Prove that for all natural numbers n, 2(1+2+3+....+n-1+n)=n(n+1)

Proof: First, the statement can be written "for all natural numbers n, 2${\displaystyle \sum _{k=1}^{n}k}$=n(n+1)

By induction on n,

First, for n=1, 2${\displaystyle \sum _{k=1}^{1}k}$=2(1)=1(1+1), so this is true.

Next, assume that for some n=n0 the statement is true. That is, 2${\displaystyle \sum _{k=1}^{n_{0}}k}$ = n0(n0+1)

Then for n=n0+1, 2${\displaystyle \sum _{k=1}^{{n_{0}}+1}k}$ can be rewritten 2(n0+1) + 2${\displaystyle \sum _{k=1}^{n_{0}}k}$

Since 2${\displaystyle \sum _{k=1}^{n_{0}}k}$ = n0(n0+1), 2n0+1 + 2${\displaystyle \sum _{k=1}^{n_{0}}k}$ = 2(n0+1) + 2n0(n0+1)

So 2(n0+1) + 2n0(n0+1)= 2(n0+1)(n0 + 2)

## Proof by Contradiction

Proof by contradiction is a way of proving a mathematical theorem by showing that if the statement is false, there is a problem with the logic of the proof. That is, if one of the results of the theorem is assumed to be false, then the proof does not work.

When proving a theorem by way of contradiction, it is important to note that in the beginning of the proof. This is usually abbreviated BWOC. When the contradiction appears in the proof, there is usually an X made with 4 lines instead of 2 placed next to that line.

## Other Examples of Proofs

Prove that x = -b ± ( √b² - 4ac ) / 2a from ax²+bx+c=0

${\displaystyle x^{2}+2xy+y^{2}=(x+y)^{2}\!}$.

Dividing the quadratic equation

${\displaystyle ax^{2}+bx+c=0\!}$

by a (which is allowed because a is non-zero), gives:

${\displaystyle x^{2}+{\frac {b}{a}}x+{\frac {c}{a}}=0\!}$

or

${\displaystyle x^{2}+{\frac {b}{a}}x=-{\frac {c}{a}}\qquad (1)\!}$

The quadratic equation is now in a form in which completing the square can be done. To "complete the square" is to find some number k so that

${\displaystyle x^{2}+{\frac {b}{a}}x+k=x^{2}+2xy+y^{2}\!}$

for another number y. In order for these equations to be true,

${\displaystyle y={\frac {b}{2a}}\!}$

and

${\displaystyle k=y^{2}\!}$

so

${\displaystyle k={\frac {b^{2}}{4a^{2}}}\!}$.

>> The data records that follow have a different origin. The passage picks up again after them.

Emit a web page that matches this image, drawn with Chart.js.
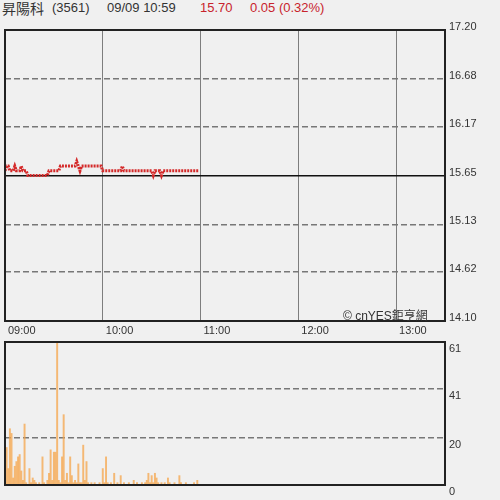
<!DOCTYPE html>
<html>
<head>
<meta charset="utf-8">
<script src="https://cdn.jsdelivr.net/npm/chart.js@4.4.0/dist/chart.umd.min.js"></script>
<style>
  body { margin: 0; background: #f0f0f0; font-family: "Liberation Sans", Arial, "Noto Sans CJK TC", sans-serif; }
  #wrap { position: relative; width: 500px; height: 500px; overflow: hidden; }
  .hd { position: absolute; top: 0px; font-size: 13px; color: #333; white-space: nowrap; }
  .cjk { font-size: 14px; font-family: "Noto Sans CJK TC", sans-serif; }
  .red { color: #c8232c; }
  #mark { position: absolute; left: 343px; top: 306px; font-size: 12px; color: #333; }
  canvas { position: absolute; left: 0; }
</style>
</head>
<body>
<div id="wrap">
  <div class="hd" style="left:2px;top:-2px"><span class="cjk">昇陽科</span></div>
  <div class="hd" style="left:52px">(3561)</div>
  <div class="hd" style="left:107px">09/09 10:59</div>
  <div class="hd red" style="left:200px">15.70</div>
  <div class="hd red" style="left:250px">0.05 (0.32%)</div>
  <canvas id="priceChart" style="top:20px" width="500" height="320"></canvas>
  <canvas id="volChart" style="top:340px" width="500" height="160"></canvas>
  <div id="mark">© cnYES鉅亨網</div>
</div>
<script>
// minutes after 09:00, one value per minute (09:00 - 10:59)
const prices = [
    15.70, 15.75, 15.75, 15.70, 15.70, 15.70, 15.75, 15.70, 15.70, 15.70,
    15.75, 15.70, 15.70, 15.70, 15.65, 15.65, 15.65, 15.65, 15.65, 15.65,
    15.65, 15.65, 15.65, 15.65, 15.65, 15.65, 15.65, 15.70, 15.70, 15.70,
    15.70, 15.70, 15.70, 15.70, 15.75, 15.75, 15.75, 15.75, 15.75, 15.75,
    15.75, 15.75, 15.75, 15.75, 15.80, 15.75, 15.70, 15.75, 15.75, 15.75,
    15.75, 15.75, 15.75, 15.75, 15.75, 15.75, 15.75, 15.75, 15.75, 15.75,
    15.70, 15.70, 15.70, 15.70, 15.70, 15.70, 15.70, 15.70, 15.70, 15.70,
    15.70, 15.70, 15.75, 15.70, 15.70, 15.70, 15.70, 15.70, 15.70, 15.70,
    15.70, 15.70, 15.70, 15.70, 15.70, 15.70, 15.70, 15.70, 15.70, 15.70,
    15.70, 15.65, 15.70, 15.70, 15.70, 15.70, 15.65, 15.70, 15.70, 15.70,
    15.70, 15.70, 15.70, 15.70, 15.70, 15.70, 15.70, 15.70, 15.70, 15.70,
    15.70, 15.70, 15.70, 15.70, 15.70, 15.70, 15.70, 15.70, 15.70, 15.70
];
const volumes = [
    43, 16, 7, 24, 22, 3, 8, 10, 12, 13,
    6, 2, 26, 1, 0, 7, 1, 3, 2, 1,
    0, 1, 0, 12, 1, 0, 2, 5, 15, 2,
    14, 14, 61, 2, 1, 12, 30, 2, 5, 1,
    12, 4, 1, 2, 1, 9, 1, 1, 17, 2,
    10, 1, 0, 1, 0, 1, 0, 0, 1, 0,
    7, 1, 12, 1, 0, 1, 0, 5, 0, 1,
    0, 4, 0, 1, 0, 0, 1, 0, 0, 2,
    0, 1, 0, 0, 1, 0, 1, 2, 5, 1,
    4, 1, 5, 3, 1, 0, 1, 0, 1, 0,
    3, 1, 0, 0, 1, 0, 0, 4, 1, 0,
    0, 1, 0, 0, 0, 0, 1, 0, 2, 0
];
const prevClose = 15.65;
const priceTicks = [14.10, 14.62, 15.13, 15.65, 16.17, 16.68, 17.20];
const volTicks = [0, 20, 41, 61];
const timeTicks = [0, 60, 120, 180, 240];
const timeLabels = ["09:00", "10:00", "11:00", "12:00", "13:00"];
const sessionMinutes = 270;

const tickFont = { family: "'Liberation Sans', Arial, sans-serif", size: 11 };

// draws the black frame round the plot area
const framePlugin = {
    id: "frame",
    afterDraw(chart) {
        const a = chart.chartArea;
        const ctx = chart.ctx;
        ctx.save();
        ctx.strokeStyle = "#222";
        ctx.lineWidth = 2;
        ctx.strokeRect(a.left, a.top, a.right - a.left, a.bottom - a.top);
        ctx.restore();
    }
};

function fixYAxis(s) {
    s.width = 55;
    s.paddingTop = 0;
    s.paddingBottom = 0;
}

new Chart(document.getElementById("priceChart"), {
    type: "line",
    data: {
        datasets: [{
            data: prices.map((p, i) => ({ x: i, y: p })),
            borderColor: "#d42a2a",
            borderWidth: 3,
            borderDash: [2, 1],
            pointRadius: 0,
            tension: 0
        }]
    },
    options: {
        responsive: false,
        animation: false,
        layout: { padding: { left: 5, top: 10, right: 0, bottom: 0 } },
        plugins: { legend: { display: false }, tooltip: { enabled: false } },
        scales: {
            x: {
                type: "linear",
                min: 0,
                max: sessionMinutes,
                afterBuildTicks: s => { s.ticks = timeTicks.map(v => ({ value: v })); },
                afterFit: s => { s.height = 19; },
                grid: { color: "#7e7e7e", lineWidth: 1, drawTicks: false },
                border: { display: false },
                ticks: {
                    align: "start",
                    labelOffset: 3,
                    padding: 3,
                    maxRotation: 0,
                    color: "#333",
                    font: tickFont,
                    callback: (v, i) => timeLabels[i]
                }
            },
            y: {
                position: "right",
                min: priceTicks[0],
                max: priceTicks[priceTicks.length - 1],
                afterBuildTicks: s => { s.ticks = priceTicks.map(v => ({ value: v })); },
                afterFit: fixYAxis,
                grid: {
                    drawTicks: false,
                    color: c => c.tick && c.tick.value === prevClose ? "#111" : "#777",
                    lineWidth: 1.5
                },
                border: {
                    display: false,
                    dash: c => c.tick && c.tick.value === prevClose ? [] : [6, 3]
                },
                ticks: {
                    padding: 4,
                    labelOffset: -3,
                    color: "#333",
                    font: tickFont,
                    callback: v => v.toFixed(2)
                }
            }
        }
    },
    plugins: [framePlugin]
});

new Chart(document.getElementById("volChart"), {
    type: "bar",
    data: {
        datasets: [{
            data: volumes.map((v, i) => ({ x: i, y: v })),
            backgroundColor: volumes.map((v, i) => i === 0 ? "#ee9a3a" : "rgba(245,165,75,0.75)"),
            barThickness: 1.3,
            borderWidth: 0
        }]
    },
    options: {
        responsive: false,
        animation: false,
        layout: { padding: { left: 5, top: 2, right: 0, bottom: 15 } },
        plugins: { legend: { display: false }, tooltip: { enabled: false } },
        scales: {
            x: {
                type: "linear",
                min: 0,
                max: sessionMinutes,
                offset: false,
                display: false
            },
            y: {
                position: "right",
                min: 0,
                max: volTicks[volTicks.length - 1],
                afterBuildTicks: s => { s.ticks = volTicks.map(v => ({ value: v })); },
                afterFit: fixYAxis,
                grid: { drawTicks: false, color: "#777", lineWidth: 1.5 },
                border: { display: false, dash: [6, 3] },
                ticks: {
                    padding: 4,
                    labelOffset: 7,
                    color: "#333",
                    font: tickFont
                }
            }
        }
    },
    plugins: [framePlugin]
});
</script>
</body>
</html>
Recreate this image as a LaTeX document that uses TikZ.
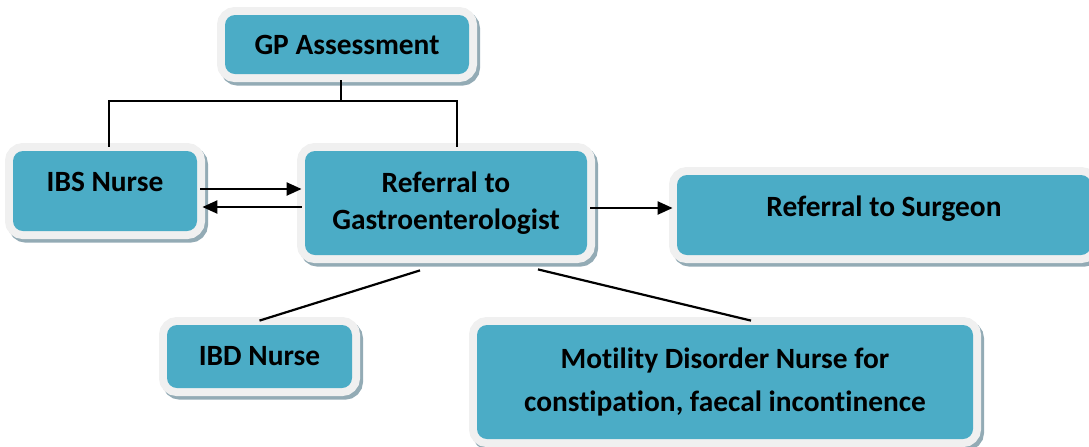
\documentclass[tikz,border=0pt]{standalone}
\usepackage{fontspec}
\setmainfont{Carlito}[Ligatures={NoCommon}]
\usetikzlibrary{arrows.meta}

\definecolor{boxteal}{HTML}{4BACC6}
\definecolor{boxframe}{HTML}{F0F0F0}
\definecolor{boxshadow}{HTML}{93ABB5}

\begin{document}
\begin{tikzpicture}[
    x=0.5pt, y=-0.5pt,
    >={Triangle[length=7.5pt,width=6.5pt]},
    stepbox/.style={
        fill=boxteal,
        rounded corners=5pt,
        inner sep=0pt,
        align=center,
        font=\bfseries\fontsize{14.7}{18.5}\selectfont,
        preaction={draw=boxshadow, line width=8pt,
            transform canvas={shift={(1.5pt,-1.8pt)}}},
        preaction={draw=boxframe, line width=8pt}
    },
    link/.style={line width=1.1pt},
    arr/.style={->, line width=1.1pt}
]
    \useasboundingbox (0,0) rectangle (1089,446);

    \node[stepbox, minimum width=122pt, minimum height=29.5pt] (gp) at (347,44.5)
        {GP Assessment};
    \node[stepbox, minimum width=92pt, minimum height=40pt, text depth=9pt] (ibs) at (105,191)
        {IBS Nurse};
    \node[stepbox, minimum width=141pt, minimum height=52pt] (gastro) at (446,203)
        {Referral to\\Gastroenterologist};
    \node[stepbox, minimum width=207pt, minimum height=40pt, text depth=9pt] (surgeon) at (884,215)
        {Referral to Surgeon};
    \node[stepbox, minimum width=92.5pt, minimum height=31.5pt] (ibd) at (259.5,356.5)
        {IBD Nurse};
    \node[stepbox, minimum width=248pt, minimum height=57pt,
        font=\bfseries\fontsize{14.7}{21.5}\selectfont] (motility) at (725,382)
        {Motility Disorder Nurse for\\constipation, faecal incontinence};

    % GP to the first two steps
    \coordinate (split) at (341,101);
    \draw[link] ([yshift=-3pt]split |- gp.south) -- (split)
        -| ([xshift=2pt,yshift=2pt]ibs.north);
    \draw[link] (split) -| ([xshift=5.5pt,yshift=2pt]gastro.north);

    \draw[arr] ([xshift=1.5pt,yshift=1pt]ibs.east)
        -- ([xshift=-1.5pt,yshift=1pt]ibs.east -| gastro.west);
    \draw[arr] ([xshift=-1.5pt,yshift=-8pt]ibs.east -| gastro.west)
        -- ([xshift=2.5pt,yshift=-8pt]ibs.east);
    \draw[arr] ([xshift=1.5pt,yshift=-2.5pt]gastro.east)
        -- ([xshift=-2pt,yshift=-2.5pt]gastro.east -| surgeon.west);

    \draw[link] ([xshift=-13pt,yshift=-7.5pt]gastro.south) -- ([yshift=2pt]ibd.north);
    \draw[link] ([xshift=46pt,yshift=-7pt]gastro.south)
        -- ([xshift=13pt,yshift=2pt]motility.north);
\end{tikzpicture}
\end{document}
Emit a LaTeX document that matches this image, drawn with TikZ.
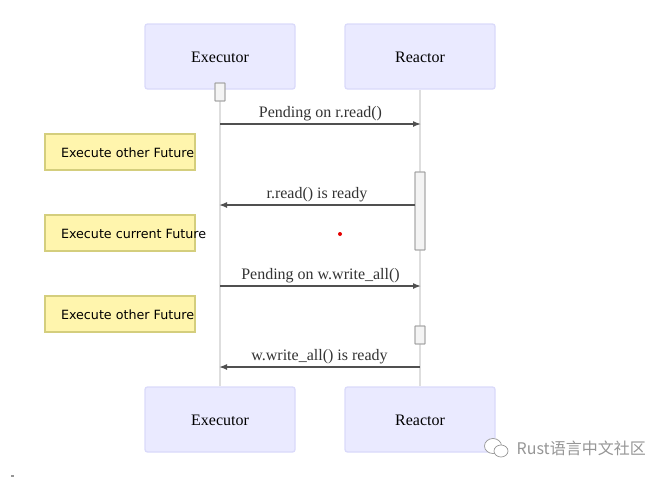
\documentclass[tikz,border=0pt]{standalone}
\usepackage{fontspec}
\setmainfont{Liberation Serif}
\newfontfamily\notefont{DejaVu Sans}
\newfontfamily\markfont{Noto Sans CJK SC}
\usetikzlibrary{positioning,arrows.meta,calc,fit}
\definecolor{actorfill}{RGB}{234,234,255}
\definecolor{actorline}{RGB}{218,218,250}
\definecolor{notefill}{RGB}{255,245,173}
\definecolor{noteline}{RGB}{212,206,125}
\definecolor{lifeline}{RGB}{222,222,222}
\definecolor{msgline}{RGB}{80,80,80}
\definecolor{barfill}{RGB}{244,244,244}
\definecolor{barline}{RGB}{170,170,170}
\definecolor{markgray}{RGB}{150,150,150}
\tikzset{
    actor/.style={
        rectangle,
        draw=actorline,
        fill=actorfill,
        line width=1.3pt,
        rounded corners=2.5pt,
        minimum width=150pt,
        minimum height=65pt,
        inner sep=0pt,
        text height=12.6pt,
        text depth=0pt,
        font=\fontsize{16}{18}\selectfont
    },
    note/.style={
        rectangle,
        draw=noteline,
        fill=notefill,
        line width=1.3pt,
        minimum width=150pt,
        minimum height=36pt,
        inner xsep=16pt,
        inner ysep=0pt,
        text height=12pt,
        text depth=0.6pt,
        font=\notefont\fontsize{12.7}{14}\selectfont
    },
    bar/.style={
        rectangle,
        draw=barline,
        fill=barfill,
        line width=1.3pt,
        rounded corners=0.6pt,
        minimum width=10pt,
        inner sep=0pt
    },
    life/.style={draw=lifeline,line width=1.4pt},
    msg/.style={-{Latex[length=8pt,width=6pt]},msgline,line width=1.5pt},
    msglabel/.style={above=0pt,inner sep=2pt,text=black!80,font=\fontsize{16}{18}\selectfont}
}
\begin{document}
\begin{tikzpicture}[x=1pt,y=-1pt]
\useasboundingbox (0,0) rectangle (666,477);

\node[actor] (exec) at (220,56.5) {Executor};
\node[actor] (reac) at (420,56.5) {Reactor};
\node[actor] (execb) at (220,419.5) {Executor};
\node[actor] (reacb) at (420,419.5) {Reactor};

\draw[life] (exec) -- (execb);
\draw[life] (reac) -- (reacb);

\node[bar,minimum height=18pt] (a1) at (220,92) {};
\node[bar,minimum height=78pt] (a2) at (420,211) {};
\node[bar,minimum height=18pt] (a3) at (420,335) {};

\node[note] (n1) at (120,152) {\makebox[118pt][l]{Execute other Future}};
\node[note] (n2) at (120,233) {\makebox[118pt][l]{Execute current Future}};
\node[note] (n3) at (120,314) {\makebox[118pt][l]{Execute other Future}};

\coordinate (e1) at (220,124);
\coordinate (r1) at (421,124);
\coordinate (e2) at (219,205);
\coordinate (r2) at (415,205);
\coordinate (e3) at (220,286);
\coordinate (r3) at (421,286);
\coordinate (e4) at (219,367);
\coordinate (r4) at (420,367);

\draw[msg] (e1) -- node[msglabel] {Pending on r.read()} (r1);
\draw[msg] (r2) -- node[msglabel] {r.read() is ready} (e2);
\draw[msg] (e3) -- node[msglabel] {Pending on w.write\_all()} (r3);
\draw[msg] (r4) -- node[msglabel] {w.write\_all() is ready} (e4);

% red speck
\fill[red!90!black] (340,234) circle (2pt);

% bottom right mark
\draw[markgray,fill=white,line width=0.7pt] (493,446) ellipse (8.5pt and 7.5pt);
\draw[markgray,fill=white,line width=0.7pt] (501,451) ellipse (7pt and 6pt);
\node[anchor=west,inner sep=0pt,text=markgray,font=\markfont\fontsize{16}{18}\selectfont] (mark) at (516.5,448) {Rust语言中文社区};
\fill[markgray] (11,475) rectangle (14,477);
\end{tikzpicture}
\end{document}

Adding this number to equation (1) makes

${\displaystyle x^{2}+{\frac {b}{a}}x+{\frac {b^{2}}{4a^{2}}}=-{\frac {c}{a}}+{\frac {b^{2}}{4a^{2}}}\!}$.

The left side is now a perfect square because

${\displaystyle x^{2}+{\frac {b}{a}}x+{\frac {b^{2}}{4a^{2}}}=\left(x+{\frac {b}{2a}}\right)^{2}\!}$

The right side can be written as a single fraction, with common denominator 4a2. This gives

${\displaystyle \left(x+{\frac {b}{2a}}\right)^{2}={\frac {b^{2}-4ac}{4a^{2}}}\!}$.

Taking the square root of both sides gives

${\displaystyle \left|x+{\frac {b}{2a}}\right|={\frac {\sqrt {b^{2}-4ac\ }}{|2a|}}\Rightarrow x+{\frac {b}{2a}}=\pm {\frac {\sqrt {b^{2}-4ac\ }}{2a}}\!}$.

Getting x by itself gives

${\displaystyle x=-{\frac {b}{2a}}\pm {\frac {\sqrt {b^{2}-4ac\ }}{2a}}={\frac {-b\pm {\sqrt {b^{2}-4ac\ }}}{2a}}\!}$.